For many years, student debt had been a significant obstacle for borrowers hoping to buy a home.
Changes to mortgage standards will allow many more student loan borrowers to qualify for a home loan. Unfortunately, the Covid-19 forbearance on federal loans may present a new — but fixable — obstacle on applications.
Old Mortgage Math: How Student Loans Ruined Home Loan Applications
Debt-to-Income ratios are a critical part of any mortgage application. Lenders compare your monthly bills to how much you earn each month. Lenders usually use the monthly payment reported by lenders on your credit report.
The issue for many borrowers was how lenders looked at income-driven repayment plans. When lenders did the math to determine how big of a mortgage an applicant could afford, they refused to consider monthly IDR payments.
The lenders decided that it wasn’t a safe number to use in debt-to-income ratio calculations because monthly payments could go up. Instead, they used 1% of the total loan balance, a much larger number for most borrowers. As a result, student loans hurt many mortgage applications.
The Big Change: Logic Enters the Equation
Most Lenders now recognize that an increase in IDR payments means a salary increase. Thus, if IDR payments did go up, the borrower could still afford their monthly mortgage bill.
The shift to accepting monthly payments on repayment plans like IBR, PAYE, and REPAYE first started in 2017 with Fannie Mae.
In 2018, mortgage giant Freddie Mac made a similar change to its mortgage guidelines.
Most recently, the Federal Housing Administration updated FHA loan standards to allow income-driven payments in DTI calculations.
Freddie Mac and Fannie Mae might not be household names, but they buy about two-thirds of all mortgages in the United States. In other words, the majority of mortgage loans must comply with Freddie Mac and Fannie Mae standards.
FHA loans are a popular tool for many first-time homebuyers with limited funds to make a downpayment.
After the Fannie Mae, Freddie Mac, and FHA changes, student loan borrowers will face fewer hurdles trying to get a mortgage approval.
The Missing Piece of the Puzzle: $0 Per Month Payments
Federal borrowers who qualify for $0 per month IBR, PAYE, or REPAYE payments still have an issue.
If the monthly payment is $0, lenders treat that as a forbearance or a deferment. While the new FHA guidelines now allow lenders to use .5% instead of 1% for the DTI calculations, this is still a setback for borrowers.
The group of borrowers impacted by the $0 payment rule is particularly large right now due to the federal interest and payment freeze.
The Covid-19 Payment Freeze and Mortgage Applications
If the good news for borrowers is that mortgage lenders will now start using the IDR payments reported on credit reports, the bad news is that most borrowers no longer have an IDR payment listed on their credit report.
In preparing this article, I pulled my annual credit report from Experian.

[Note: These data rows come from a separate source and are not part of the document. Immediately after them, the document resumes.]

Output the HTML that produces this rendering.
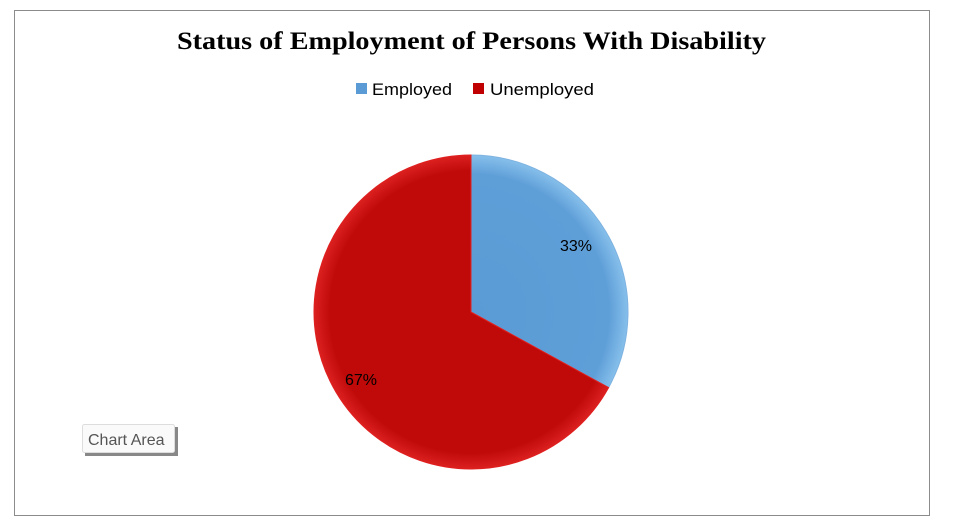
<!DOCTYPE html>
<html><head><meta charset="utf-8"><style>
html,body{margin:0;padding:0;background:#fff;}
body{width:954px;height:532px;position:relative;overflow:hidden;font-family:"Liberation Sans",sans-serif;}
</style></head><body>
<svg width="954" height="532" style="position:absolute;left:0;top:0">
<defs>
<radialGradient id="gb" cx="471" cy="312" r="157" gradientUnits="userSpaceOnUse">
<stop offset="0" stop-color="#5b9bd5"/><stop offset="0.88" stop-color="#5f9fd8"/><stop offset="1" stop-color="#86bfeb"/>
</radialGradient>
<radialGradient id="gr" cx="471" cy="312" r="157" gradientUnits="userSpaceOnUse">
<stop offset="0" stop-color="#c00a0a"/><stop offset="0.9" stop-color="#c00a0a"/><stop offset="1" stop-color="#dc2020"/>
</radialGradient>
</defs>
<rect x="14.5" y="10.5" width="915" height="505" fill="#fff" stroke="#8c8c8c"/>
<text x="177" y="49" textLength="589" lengthAdjust="spacingAndGlyphs" font-family="Liberation Serif,serif" font-weight="bold" font-size="25" fill="#000">Status of Employment of Persons With Disability</text>
<rect x="356" y="83" width="11" height="11" fill="#5b9bd5"/>
<text x="372" y="95" font-size="17" textLength="80" lengthAdjust="spacingAndGlyphs" fill="#000">Employed</text>
<rect x="473" y="83" width="11" height="11" fill="#c00000"/>
<text x="490" y="95" font-size="17" textLength="104" lengthAdjust="spacingAndGlyphs" fill="#000">Unemployed</text>
<path d="M471,312 L471,155 A157,157 0 0 1 608.6,387.6 Z" fill="url(#gb)" stroke="#7fb3e0" stroke-width="1"/>
<path d="M471,312 L608.6,387.6 A157,157 0 1 1 471,155 Z" fill="url(#gr)" stroke="#e02020" stroke-width="1"/>
<text x="560" y="251" font-size="16" fill="#000">33%</text>
<text x="345" y="385" font-size="16" fill="#000">67%</text>
<rect x="85" y="427" width="93" height="29" fill="#888"/>
<rect x="82.5" y="424.5" width="92" height="28" rx="2" fill="#fafafa" stroke="#ddd"/>
<text x="88" y="445" font-size="16" fill="#555">Chart Area</text>
</svg>
</body></html>
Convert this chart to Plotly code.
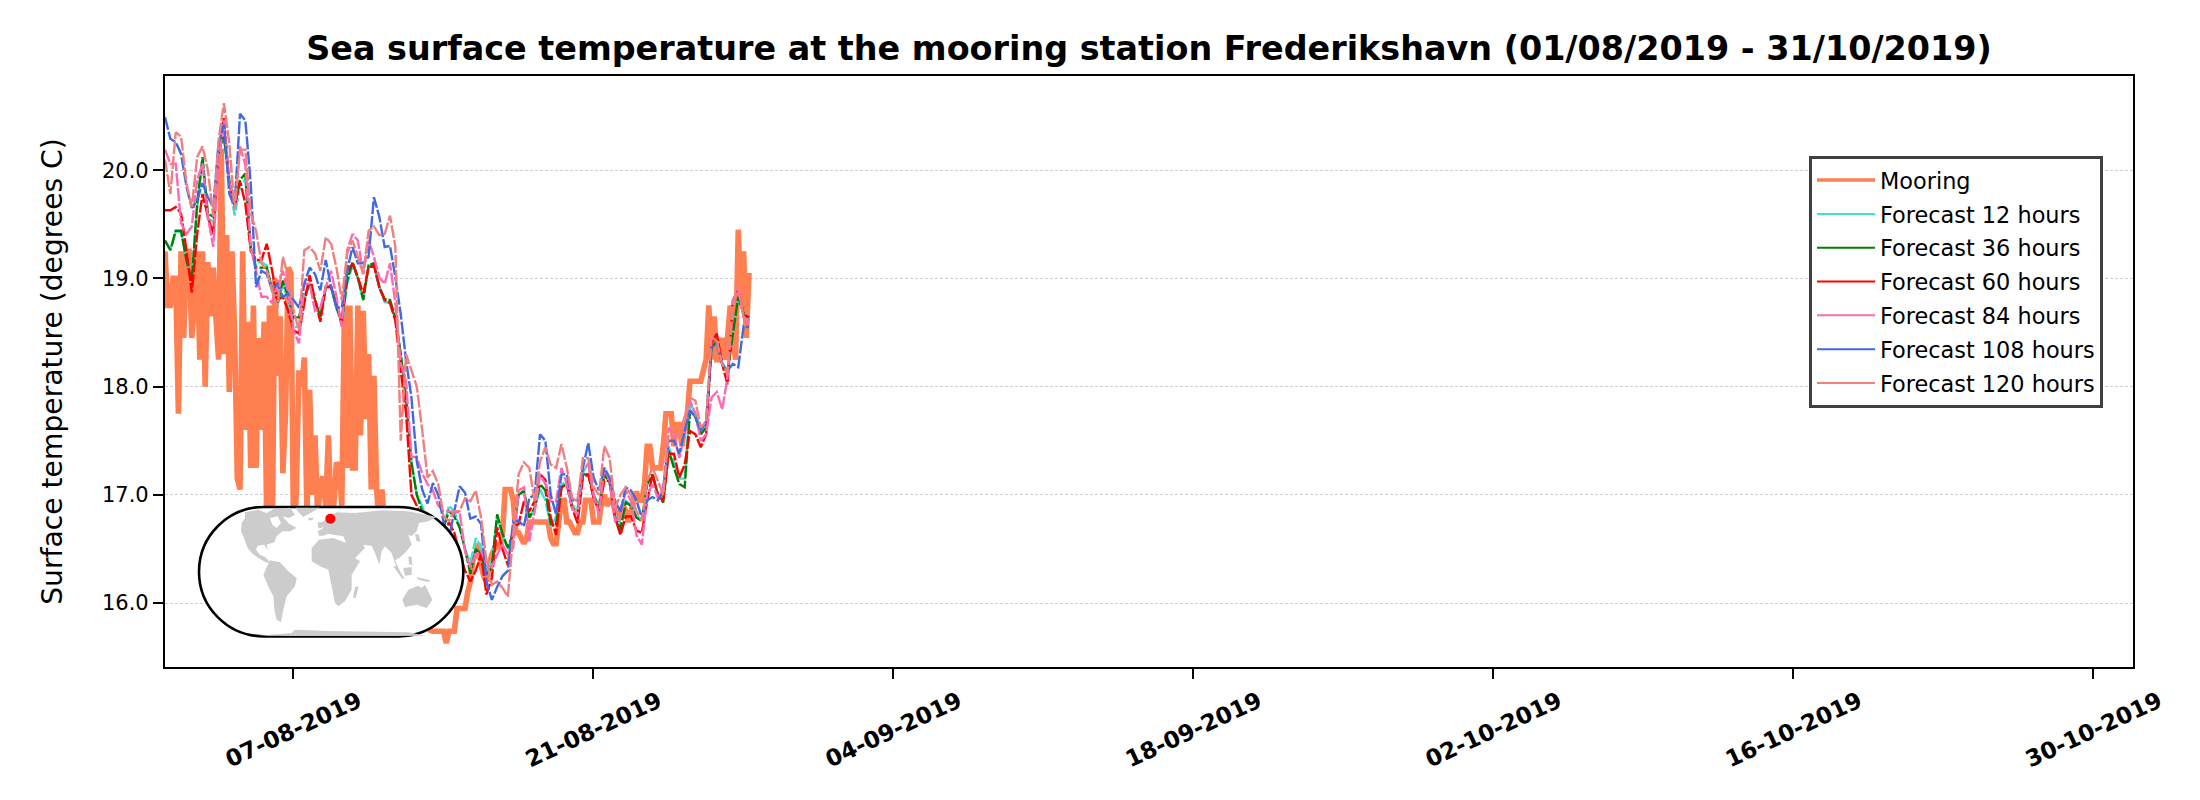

The credit report does not show a monthly payment starting in April 2020 due to the federal student loan payment and interest freeze.
The payment freeze has become an issue for federal borrowers looking to get a mortgage. It doesn’t make getting a loan impossible, but it does make things more difficult.
Providing Lenders a Monthy Payment if Your Credit Report Says $0
The exact underwriting standards vary from one lender to the next. It is possible that a borrower could get a letter from their loan servicer showing their monthly IDR payment once the interest freeze concludes.
This approach might not work, and a lender could change its mind a the last minute.
The borrowers who desperately need an IDR payment in their DTI calculations may opt out of the payment suspension. Those who opt-out will still have a 0% interest rate for as long as the freeze lasts, but they will have to resume making payments. Crucially, the monthly payment will return to their credit report.
Mortgage Math and Income-Driven Repayment Plans
For years, borrowers on IDR plans had a tough time qualifying for a mortgage.
In some cases, changing repayment plans was necessary to get student debt ready for a mortgage application.
Today, mortgage underwriters have mostly fixed the old IDR issues. The Covid relief presents a minor hurdle, but most student loan borrowers can apply for a mortgage using a student loan payment that accurately represents their circumstances.